Now we substitute the completed square forms back into the original function $$f(x, y)$$ along with the constant term $$-13$$.

$$f(x, y) = (-x^2 + 8x) + (-5y^2 - 10y) - 13$$

Substitute the results from the previous steps:

$$f(x, y) = (-(x - 4)^2 + 16) + (-5(y + 1)^2 + 5) - 13$$

Combine the constant terms:

$$f(x, y) = -(x - 4)^2 - 5(y + 1)^2 + 16 + 5 - 13$$

$$f(x, y) = -(x - 4)^2 - 5(y + 1)^2 + 8$$

In this form, since $$-(x-4)^2$$ and $$-5(y+1)^2$$ are always less than or equal to zero (because squares are non-negative and multiplied by negative numbers), the function $$f(x, y)$$ will reach its maximum value when both $$-(x-4)^2$$ and $$-5(y+1)^2$$ are zero. This happens when $$x-4=0$$ and $$y+1=0$$.

$$x - 4 = 0 \implies x = 4$$

$$y + 1 = 0 \implies y = -1$$

Thus, the critical point found using completing the square is $$(4, -1)$$.

**step5 Verifying with Partial Derivatives: Finding the x-derivative**

To verify the critical point, we use partial derivatives. A partial derivative finds the rate of change of the function with respect to one variable, while treating the other variables as constants. For a critical point, the function's "slope" must be zero in all directions. We first find the partial derivative with respect to x, denoted as $$f_x$$. We treat y as a constant when differentiating.

$$f(x, y)=-x^{2}-5 y^{2}+8 x-10 y-13$$

Differentiate each term with respect to x:

$$f_x = \frac{\partial}{\partial x}(-x^2) + \frac{\partial}{\partial x}(-5y^2) + \frac{\partial}{\partial x}(8x) + \frac{\partial}{\partial x}(-10y) + \frac{\partial}{\partial x}(-13)$$

$$f_x = -2x + 0 + 8 + 0 + 0$$

$$f_x = -2x + 8$$

For a critical point, we set this derivative to zero:

$$-2x + 8 = 0$$

$$-2x = -8$$

$$x = \frac{-8}{-2}$$

$$x = 4$$

**step6 Verifying with Partial Derivatives: Finding the y-derivative**

Next, we find the partial derivative with respect to y, denoted as $$f_y$$. We treat x as a constant when differentiating.
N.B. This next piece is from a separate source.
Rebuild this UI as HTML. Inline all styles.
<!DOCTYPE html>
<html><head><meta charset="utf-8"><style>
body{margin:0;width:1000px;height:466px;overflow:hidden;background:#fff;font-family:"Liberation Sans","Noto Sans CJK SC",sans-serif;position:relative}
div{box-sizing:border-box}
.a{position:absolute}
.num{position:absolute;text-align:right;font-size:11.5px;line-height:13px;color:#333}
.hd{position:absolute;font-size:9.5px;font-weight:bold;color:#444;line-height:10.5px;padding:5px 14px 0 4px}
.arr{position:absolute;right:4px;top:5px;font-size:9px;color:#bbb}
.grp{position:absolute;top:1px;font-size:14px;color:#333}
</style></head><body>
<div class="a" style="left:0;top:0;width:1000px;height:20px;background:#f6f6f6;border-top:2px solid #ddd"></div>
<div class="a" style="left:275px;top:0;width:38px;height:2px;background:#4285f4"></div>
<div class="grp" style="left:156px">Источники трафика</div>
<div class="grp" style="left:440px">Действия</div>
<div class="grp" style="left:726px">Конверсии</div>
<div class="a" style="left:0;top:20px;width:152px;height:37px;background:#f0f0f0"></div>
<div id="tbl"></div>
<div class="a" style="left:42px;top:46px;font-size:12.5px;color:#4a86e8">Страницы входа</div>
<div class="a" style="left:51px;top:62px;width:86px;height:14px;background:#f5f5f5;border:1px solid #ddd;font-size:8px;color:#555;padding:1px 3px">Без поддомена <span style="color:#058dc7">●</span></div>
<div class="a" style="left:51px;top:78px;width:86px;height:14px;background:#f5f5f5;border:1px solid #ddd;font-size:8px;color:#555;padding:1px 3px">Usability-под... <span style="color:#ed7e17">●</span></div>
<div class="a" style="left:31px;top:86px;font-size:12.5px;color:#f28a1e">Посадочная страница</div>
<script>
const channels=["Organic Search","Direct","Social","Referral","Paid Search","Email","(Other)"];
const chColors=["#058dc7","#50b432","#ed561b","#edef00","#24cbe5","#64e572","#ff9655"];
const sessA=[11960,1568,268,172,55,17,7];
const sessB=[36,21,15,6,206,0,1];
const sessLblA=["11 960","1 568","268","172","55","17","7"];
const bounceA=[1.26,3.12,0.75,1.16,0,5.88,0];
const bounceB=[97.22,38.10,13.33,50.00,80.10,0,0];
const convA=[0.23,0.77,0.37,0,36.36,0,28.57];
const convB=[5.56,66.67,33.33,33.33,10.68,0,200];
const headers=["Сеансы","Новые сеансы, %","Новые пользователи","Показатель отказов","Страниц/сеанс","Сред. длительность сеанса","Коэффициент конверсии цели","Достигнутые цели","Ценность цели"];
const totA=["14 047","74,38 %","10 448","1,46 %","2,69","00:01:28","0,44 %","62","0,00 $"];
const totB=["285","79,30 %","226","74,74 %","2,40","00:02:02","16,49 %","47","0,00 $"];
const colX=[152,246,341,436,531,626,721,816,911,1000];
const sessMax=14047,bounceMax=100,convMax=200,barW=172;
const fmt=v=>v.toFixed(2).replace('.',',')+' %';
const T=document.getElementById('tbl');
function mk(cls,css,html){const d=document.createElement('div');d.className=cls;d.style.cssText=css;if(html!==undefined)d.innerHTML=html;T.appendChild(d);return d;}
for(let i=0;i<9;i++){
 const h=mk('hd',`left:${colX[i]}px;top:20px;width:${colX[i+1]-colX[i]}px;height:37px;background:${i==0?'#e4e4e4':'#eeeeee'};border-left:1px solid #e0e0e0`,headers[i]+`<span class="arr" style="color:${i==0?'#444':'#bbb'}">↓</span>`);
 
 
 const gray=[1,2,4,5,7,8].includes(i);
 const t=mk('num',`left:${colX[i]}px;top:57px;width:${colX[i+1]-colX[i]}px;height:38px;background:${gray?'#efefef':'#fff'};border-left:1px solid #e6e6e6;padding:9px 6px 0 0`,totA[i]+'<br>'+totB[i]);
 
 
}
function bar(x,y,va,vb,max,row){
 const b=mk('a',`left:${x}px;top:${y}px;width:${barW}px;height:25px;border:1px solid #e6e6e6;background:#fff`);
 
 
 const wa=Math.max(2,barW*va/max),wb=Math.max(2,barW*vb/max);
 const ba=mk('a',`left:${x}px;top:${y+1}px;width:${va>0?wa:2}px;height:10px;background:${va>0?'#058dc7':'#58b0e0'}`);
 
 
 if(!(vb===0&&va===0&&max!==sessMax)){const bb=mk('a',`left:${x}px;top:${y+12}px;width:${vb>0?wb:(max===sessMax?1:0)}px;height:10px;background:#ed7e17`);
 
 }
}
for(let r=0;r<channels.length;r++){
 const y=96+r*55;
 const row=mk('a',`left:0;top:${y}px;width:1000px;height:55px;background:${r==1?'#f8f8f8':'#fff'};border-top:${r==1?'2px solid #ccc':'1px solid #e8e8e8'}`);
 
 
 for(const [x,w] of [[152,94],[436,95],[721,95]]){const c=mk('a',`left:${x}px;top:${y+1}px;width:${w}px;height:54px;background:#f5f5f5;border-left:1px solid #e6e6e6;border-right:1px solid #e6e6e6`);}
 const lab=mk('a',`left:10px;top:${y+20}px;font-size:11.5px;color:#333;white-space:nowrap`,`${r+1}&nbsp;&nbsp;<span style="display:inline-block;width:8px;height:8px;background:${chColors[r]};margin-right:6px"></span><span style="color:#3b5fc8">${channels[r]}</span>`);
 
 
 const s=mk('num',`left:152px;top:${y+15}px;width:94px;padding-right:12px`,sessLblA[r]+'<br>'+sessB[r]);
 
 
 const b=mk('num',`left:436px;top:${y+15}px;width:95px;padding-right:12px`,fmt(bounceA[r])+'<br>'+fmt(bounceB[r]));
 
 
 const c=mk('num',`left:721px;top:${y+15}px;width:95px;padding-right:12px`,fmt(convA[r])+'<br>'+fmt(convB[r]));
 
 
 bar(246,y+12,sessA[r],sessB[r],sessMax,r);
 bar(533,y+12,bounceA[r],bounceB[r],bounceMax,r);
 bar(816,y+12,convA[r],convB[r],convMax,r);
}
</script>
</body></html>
$$f(x, y)=-x^{2}-5 y^{2}+8 x-10 y-13$$

Differentiate each term with respect to y:

$$f_y = \frac{\partial}{\partial y}(-x^2) + \frac{\partial}{\partial y}(-5y^2) + \frac{\partial}{\partial y}(8x) + \frac{\partial}{\partial y}(-10y) + \frac{\partial}{\partial y}(-13)$$

$$f_y = 0 - 10y + 0 - 10 + 0$$

$$f_y = -10y - 10$$

For a critical point, we set this derivative to zero:

$$-10y - 10 = 0$$

$$-10y = 10$$

$$y = \frac{10}{-10}$$

$$y = -1$$

**step7 Solving the System of Equations for the Critical Point**

We now have the x and y coordinates of the critical point by solving the equations from the partial derivatives. From $$f_x = 0$$, we found $$x=4$$. From $$f_y = 0$$, we found $$y=-1$$.

Therefore, the critical point is $$(4, -1)$$. This result matches the critical point found using the completing the square method, verifying our answer.

**step8 Classifying the Critical Point using Second Partial Derivatives Test**

To further verify the nature of the critical point (whether it's a maximum, minimum, or saddle point), we can use the Second Partial Derivatives Test. This involves calculating the second partial derivatives and a discriminant value, D.

Calculate the second partial derivatives:

$$f_{xx} = \frac{\partial}{\partial x}(-2x + 8) = -2$$

$$f_{yy} = \frac{\partial}{\partial y}(-10y - 10) = -10$$

$$f_{xy} = \frac{\partial}{\partial y}(-2x + 8) = 0$$

Calculate the discriminant $$D(x, y) = f_{xx}f_{yy} - (f_{xy})^2$$:

$$D(x, y) = (-2)(-10) - (0)^2$$

$$D(x, y) = 20 - 0$$

$$D(x, y) = 20$$

At the critical point $$(4, -1)$$, $$D(4, -1) = 20$$. Since $$D > 0$$ and $$f_{xx} = -2 < 0$$, the critical point $$(4, -1)$$ corresponds to a local maximum. This is consistent with the form found by completing the square (a downward-opening shape).